Nel 2001 però vi è stata una svolta epocale. Con l'avvento al Governo, Berlusconi ha potuto influenzare fortemente la Rai, ed ha invertito la rotta. La tv commerciale in chiaro, cioè la sua, ha cominciato a proporre solo Grandi Fratelli e Poste per Te, e la Rai anziché restare sul proprio standard qualitativo si è messa "stranamente" a inseguirla con le fotocopie "Isole dei Famosi" e "Carrambe". In tutto ciò la cosa più grave è stata il venir meno del pudore. Cioè la Rai non si è più "vergognata" di proporre solo intrattenimento spicciolo, e, non essendoci da altre parti un termine di confronto diverso, pian piano si è avuta una omologazione, una assuefazione al niente, che oggi è arrivata a un punto di "non ritorno". Se non si parla di Sarah si propongono le 50 Canzonissime, o Novecento di Baudo, cioè non si propone nulla ma proprio nulla di nuovo, si vive tristemente di rendita sul proprio passato, e se qualcosa di nuovo c'è, e fa 10 milioni di ascolti, può andare solo per una serie di 4 puntate e poi mai più, (Vieni via con me). Berlusconi ha preso così due piccioni con una fava: da politico ha quasi azzerato il dibattito critico, con la Rai che, salvo piccole eccezioni, si è adeguata alla linea editoriale-culturale voluta da lui e fortemente portata avanti dalle sue televisioni, e da imprenditore, avendo potuto controllare la maggior concorrente, ha potuto farla da padrone nel mercato della pubblicità senza più dover neanche investire in programmi di qualità. In un simile contesto lo stordimento con Sabrina Misseri o Salvatore Parolisi è manna dal cielo. Perciò ben vengano e se ne parli quanto più possibile. E quando la vicenda comincia a farsi chiara e non ci sono alternative all'orizzonte, allora si rilancia, si mettono in dubbio verità già assodate, si trovano criminologi pronti a lanciare altre ipotesi investigative, ad adombrare misteriosi assassini seriali.

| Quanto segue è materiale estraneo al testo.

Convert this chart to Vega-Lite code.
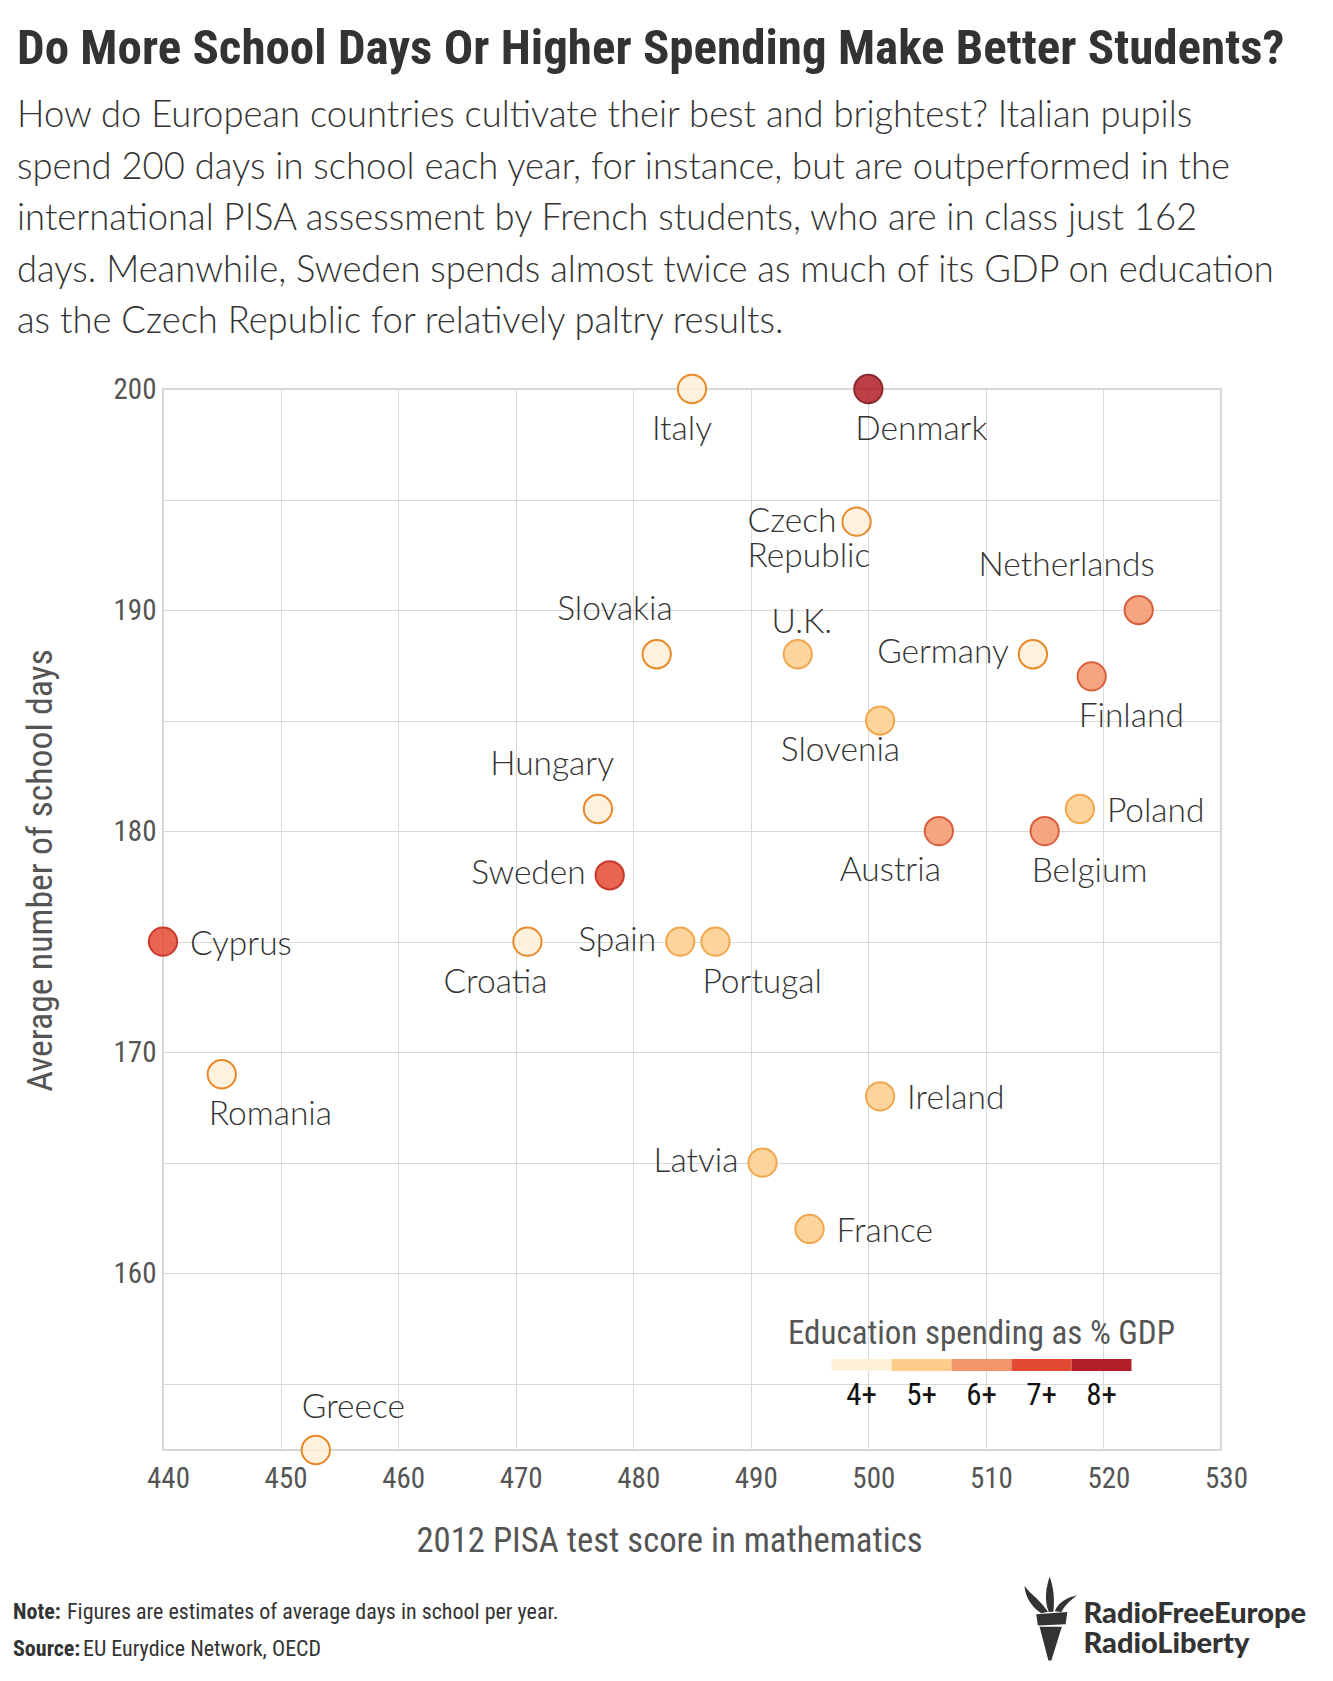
{
  "$schema": "https://vega.github.io/schema/vega-lite/v6.json",
  "autosize": {"type": "pad"},
  "padding": {"left": 13, "top": 25, "right": 10, "bottom": 10},
  "background": "white",
  "config": {
    "view": {"stroke": null},
    "font": "Roboto Condensed, Roboto, sans-serif"
  },
  "title": {
    "text": "Do More School Days Or Higher Spending Make Better Students?",
    "subtitle": [
      "How do European countries cultivate their best and brightest? Italian pupils",
      "spend 200 days in school each year, for instance, but are outperformed in the",
      "international PISA assessment by French students, who are in class just 162",
      "days. Meanwhile, Sweden spends almost twice as much of its GDP on education",
      "as the Czech Republic for relatively paltry results."
    ],
    "anchor": "start",
    "frame": "group",
    "baseline": "top",
    "dx": -146,
    "offset": 29,
    "font": "Roboto Condensed, Roboto, sans-serif",
    "fontSize": 49,
    "fontWeight": "bold",
    "color": "#333333",
    "subtitleFont": "Lato, Noto Sans, sans-serif",
    "subtitleFontSize": 36.4,
    "subtitleFontWeight": 300,
    "subtitleColor": "#333333",
    "subtitleLineHeight": 51.5,
    "subtitlePadding": 24
  },
  "datasets": {
    "countries": [
      {"country": "Italy", "math": 485, "days": 200, "spending": "4+"},
      {"country": "Denmark", "math": 500, "days": 200, "spending": "8+"},
      {"country": "Czech Republic", "math": 499, "days": 194, "spending": "4+"},
      {"country": "Netherlands", "math": 523, "days": 190, "spending": "6+"},
      {"country": "Slovakia", "math": 482, "days": 188, "spending": "4+"},
      {"country": "U.K.", "math": 494, "days": 188, "spending": "5+"},
      {"country": "Germany", "math": 514, "days": 188, "spending": "4+"},
      {"country": "Finland", "math": 519, "days": 187, "spending": "6+"},
      {"country": "Slovenia", "math": 501, "days": 185, "spending": "5+"},
      {"country": "Hungary", "math": 477, "days": 181, "spending": "4+"},
      {"country": "Poland", "math": 518, "days": 181, "spending": "5+"},
      {"country": "Austria", "math": 506, "days": 180, "spending": "6+"},
      {"country": "Belgium", "math": 515, "days": 180, "spending": "6+"},
      {"country": "Sweden", "math": 478, "days": 178, "spending": "7+"},
      {"country": "Cyprus", "math": 440, "days": 175, "spending": "7+"},
      {"country": "Croatia", "math": 471, "days": 175, "spending": "4+"},
      {"country": "Spain", "math": 484, "days": 175, "spending": "5+"},
      {"country": "Portugal", "math": 487, "days": 175, "spending": "5+"},
      {"country": "Romania", "math": 445, "days": 169, "spending": "4+"},
      {"country": "Ireland", "math": 501, "days": 168, "spending": "5+"},
      {"country": "Latvia", "math": 491, "days": 165, "spending": "5+"},
      {"country": "France", "math": 495, "days": 162, "spending": "5+"},
      {"country": "Greece", "math": 453, "days": 152, "spending": "4+"}
    ],
    "brand": [{"name": "RFE/RL torch"}]
  },
  "bounds": "flush",
  "spacing": 191,
  "vconcat": [
    {
      "width": 1058,
      "height": 1061,
      "view": {"stroke": "#d6d6d6", "strokeWidth": 2},
      "data": {"name": "countries"},
      "encoding": {
        "x": {
          "field": "math",
          "type": "quantitative",
          "scale": {"domain": [440, 530], "nice": false, "zero": false},
          "axis": {
            "values": [440, 450, 460, 470, 480, 490, 500, 510, 520, 530],
            "grid": true, "gridColor": "#d9d9d9", "gridWidth": 1,
            "domain": false, "ticks": false, "tickSize": 0,
            "labelFlush": false, "labelOverlap": false,
            "labelOffset": 5, "labelPadding": 14,
            "labelFontSize": 29, "labelColor": "#555555",
            "title": "2012 PISA test score in mathematics",
            "titleFontSize": 34.7, "titleFontWeight": "normal", "titleColor": "#555555",
            "titleX": 506, "titleY": 101, "titleAlign": "center", "titleBaseline": "alphabetic"
          }
        },
        "y": {
          "field": "days",
          "type": "quantitative",
          "scale": {"domain": [152, 200], "nice": false, "zero": false},
          "axis": {
            "values": [155, 160, 165, 170, 175, 180, 185, 190, 195, 200],
            "labelExpr": "datum.value % 10 === 0 ? datum.label : ''",
            "grid": true, "gridColor": "#d9d9d9", "gridWidth": 1,
            "domain": false, "ticks": false, "tickSize": 0,
            "labelOverlap": false, "labelPadding": 7,
            "labelFontSize": 29, "labelColor": "#555555",
            "title": "Average number of school days",
            "titleFontSize": 35.8, "titleFontWeight": "normal", "titleColor": "#555555",
            "titleAngle": -90, "titleX": -111.5, "titleY": 481,
            "titleAlign": "center", "titleBaseline": "alphabetic"
          }
        }
      },
      "layer": [
        {
          "mark": {"type": "circle", "size": 800, "strokeWidth": 2, "opacity": 1, "fillOpacity": 0.85},
          "encoding": {
            "fill": {
              "field": "spending",
              "type": "ordinal",
              "scale": {
                "domain": ["4+", "5+", "6+", "7+", "8+"],
                "range": ["#fef0d9", "#fdcc8a", "#f4956b", "#e34a33", "#b31f27"]
              },
              "legend": {
                "title": "Education spending as % GDP",
                "orient": "none",
                "legendX": 625.5,
                "legendY": 929,
                "direction": "horizontal",
                "columns": 5,
                "columnPadding": 0,
                "rowPadding": 0,
                "padding": 0,
                "symbolType": "M-1,-0.73H1V-0.33H-1Z",
                "symbolSize": 3600,
                "symbolStrokeWidth": 0,
                "symbolStrokeColor": "transparent",
                "symbolOpacity": 1,
                "labelAlign": "center",
                "labelBaseline": "top",
                "labelOffset": -30,
                "labelFontSize": 31,
                "labelColor": "#111111",
                "labelLimit": 0,
                "titleFontSize": 33,
                "titleFontWeight": "normal",
                "titleColor": "#555555",
                "titleAnchor": "middle",
                "titleLimit": 0,
                "titlePadding": 0
              }
            },
            "stroke": {
              "field": "spending",
              "type": "ordinal",
              "scale": {
                "domain": ["4+", "5+", "6+", "7+", "8+"],
                "range": ["#e8892a", "#f0a850", "#d9603f", "#c9392c", "#8b2a2e"]
              },
              "legend": null
            }
          }
        },
        {
          "transform": [{"filter": {"field": "country", "oneOf": ["Poland", "Cyprus", "Ireland", "France"]}}],
          "mark": {"type": "text", "align": "left", "baseline": "alphabetic", "dx": 27, "dy": 13, "font": "Lato, Noto Sans, sans-serif", "fontWeight": 300, "fontSize": 33.5, "color": "#333333"},
          "encoding": {"text": {"field": "country"}}
        },
        {
          "transform": [{"filter": {"field": "country", "oneOf": ["Germany", "Sweden", "Spain", "Latvia"]}}],
          "mark": {"type": "text", "align": "right", "baseline": "alphabetic", "dx": -24, "dy": 9, "font": "Lato, Noto Sans, sans-serif", "fontWeight": 300, "fontSize": 33.5, "color": "#333333"},
          "encoding": {"text": {"field": "country"}}
        },
        {
          "transform": [{"filter": {"field": "country", "oneOf": ["Netherlands", "Slovakia", "Hungary"]}}],
          "mark": {"type": "text", "align": "right", "baseline": "alphabetic", "dx": 16, "dy": -34, "font": "Lato, Noto Sans, sans-serif", "fontWeight": 300, "fontSize": 33.5, "color": "#333333"},
          "encoding": {"text": {"field": "country"}}
        },
        {
          "transform": [{"filter": {"field": "country", "oneOf": ["Greece"]}}],
          "mark": {"type": "text", "align": "left", "baseline": "alphabetic", "dx": -14, "dy": -32, "font": "Lato, Noto Sans, sans-serif", "fontWeight": 300, "fontSize": 33.5, "color": "#333333"},
          "encoding": {"text": {"field": "country"}}
        },
        {
          "transform": [{"filter": {"field": "country", "oneOf": ["U.K."]}}],
          "mark": {"type": "text", "align": "center", "baseline": "alphabetic", "dx": 4, "dy": -21, "font": "Lato, Noto Sans, sans-serif", "fontWeight": 300, "fontSize": 33.5, "color": "#333333"},
          "encoding": {"text": {"field": "country"}}
        },
        {
          "transform": [{"filter": {"field": "country", "oneOf": ["Denmark", "Finland", "Belgium", "Portugal", "Romania"]}}],
          "mark": {"type": "text", "align": "left", "baseline": "alphabetic", "dx": -13, "dy": 51, "font": "Lato, Noto Sans, sans-serif", "fontWeight": 300, "fontSize": 33.5, "color": "#333333"},
          "encoding": {"text": {"field": "country"}}
        },
        {
          "transform": [{"filter": {"field": "country", "oneOf": ["Italy", "Croatia"]}}],
          "mark": {"type": "text", "align": "right", "baseline": "alphabetic", "dx": 20, "dy": 51, "font": "Lato, Noto Sans, sans-serif", "fontWeight": 300, "fontSize": 33.5, "color": "#333333"},
          "encoding": {"text": {"field": "country"}}
        },
        {
          "transform": [{"filter": {"field": "country", "oneOf": ["Slovenia"]}}],
          "mark": {"type": "text", "align": "right", "baseline": "alphabetic", "dx": 20, "dy": 40, "font": "Lato, Noto Sans, sans-serif", "fontWeight": 300, "fontSize": 33.5, "color": "#333333"},
          "encoding": {"text": {"field": "country"}}
        },
        {
          "transform": [{"filter": {"field": "country", "oneOf": ["Austria"]}}],
          "mark": {"type": "text", "align": "right", "baseline": "alphabetic", "dx": 2, "dy": 50, "font": "Lato, Noto Sans, sans-serif", "fontWeight": 300, "fontSize": 33.5, "color": "#333333"},
          "encoding": {"text": {"field": "country"}}
        },
        {
          "transform": [{"filter": {"field": "country", "oneOf": ["Czech Republic"]}}],
          "mark": {"type": "text", "align": "left", "baseline": "alphabetic", "dx": -109, "dy": 10, "lineBreak": " ", "lineHeight": 35, "font": "Lato, Noto Sans, sans-serif", "fontWeight": 300, "fontSize": 33.5, "color": "#333333"},
          "encoding": {"text": {"field": "country"}}
        }
      ]
    },
    {
      "bounds": "flush",
      "spacing": 36.5,
      "vconcat": [
        {
          "bounds": "flush",
          "spacing": 0,
          "hconcat": [
            {
              "width": 53.5, "height": 1,
              "data": {"values": []},
              "mark": "point",
              "title": {"text": "Note:", "anchor": "start", "frame": "group", "orient": "top", "baseline": "alphabetic", "offset": 0, "dx": -150, "fontSize": 22, "fontWeight": "bold", "color": "#333333"}
            },
            {
              "width": 833, "height": 1,
              "data": {"values": []},
              "mark": "point",
              "title": {"text": "Figures are estimates of average days in school per year.", "anchor": "start", "frame": "group", "orient": "top", "baseline": "alphabetic", "offset": 0, "dx": -150, "fontSize": 22, "fontWeight": "normal", "color": "#333333"}
            },
            {
              "width": 1, "height": 1,
              "data": {"name": "brand"},
              "mark": {
                "type": "point",
                "filled": true,
                "opacity": 1,
                "color": "#333333",
                "size": 7056,
                "shape": "M-0.26,-0.35L0.27,-0.35L0.02,0.45L-0.05,0.45Z M-0.34,-0.65L0.4,-0.7L0.36,-0.41L-0.3,-0.38Z M-0.22,-0.67C-0.45,-0.83 -0.6,-1.05 -0.62,-1.33C-0.48,-1.13 -0.25,-1 -0.06,-0.71Z M-0.04,-0.7C-0.16,-1 -0.1,-1.3 -0.02,-1.55C0.08,-1.27 0.1,-1 0.07,-0.71Z M0.1,-0.72C0.2,-0.95 0.4,-1.05 0.64,-1.1C0.45,-0.97 0.32,-0.83 0.26,-0.7Z"
              }
            },
            {
              "width": 1, "height": 1,
              "data": {"values": []},
              "mark": "point",
              "title": {"text": ["RadioFreeEurope", "RadioLiberty"], "anchor": "start", "frame": "group", "orient": "top", "baseline": "alphabetic", "offset": 0, "dx": 32.5, "dy": 41, "lineHeight": 30, "font": "Lato, Noto Sans, sans-serif", "fontSize": 29, "fontWeight": 900, "color": "#333333"}
            }
          ]
        },
        {
          "bounds": "flush",
          "spacing": 0,
          "hconcat": [
            {
              "width": 69.5, "height": 1,
              "data": {"values": []},
              "mark": "point",
              "title": {"text": "Source:", "anchor": "start", "frame": "group", "orient": "top", "baseline": "alphabetic", "offset": 0, "dx": -150, "fontSize": 22, "fontWeight": "bold", "color": "#333333"}
            },
            {
              "width": 1, "height": 1,
              "data": {"values": []},
              "mark": "point",
              "title": {"text": "EU Eurydice Network, OECD", "anchor": "start", "frame": "group", "orient": "top", "baseline": "alphabetic", "offset": 0, "dx": -150, "fontSize": 22, "fontWeight": "normal", "color": "#333333"}
            }
          ]
        }
      ]
    }
  ]
}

Se la Rai riuscisse a recuperare un po' di pudore potrebbe cominciare a metterci un freno; se smettesse di parlare solo di ascolti, (che poi è un finto pretesto visto che il vero obiettivo neanche così nascosto, è di perderli, infatti opera per perderli, e li perde) e recuperasse il coraggio di rischiare anche l'impopolarità con trasmissioni innovative, potrebbe abbandonare l'attuale ruolo di "rimorchio culturale del Paese" dove si propone solo ciò che la gente vuole, (copiando per giunta, proprio per evitare diversità di "offerta"), e tornare ad interpretare il ruolo di "Guida Culturale del Paese", che per un Servizio Pubblico sarebbe anche doveroso. 

E' urgentissimo un dibattito per una "reinversione di rotta".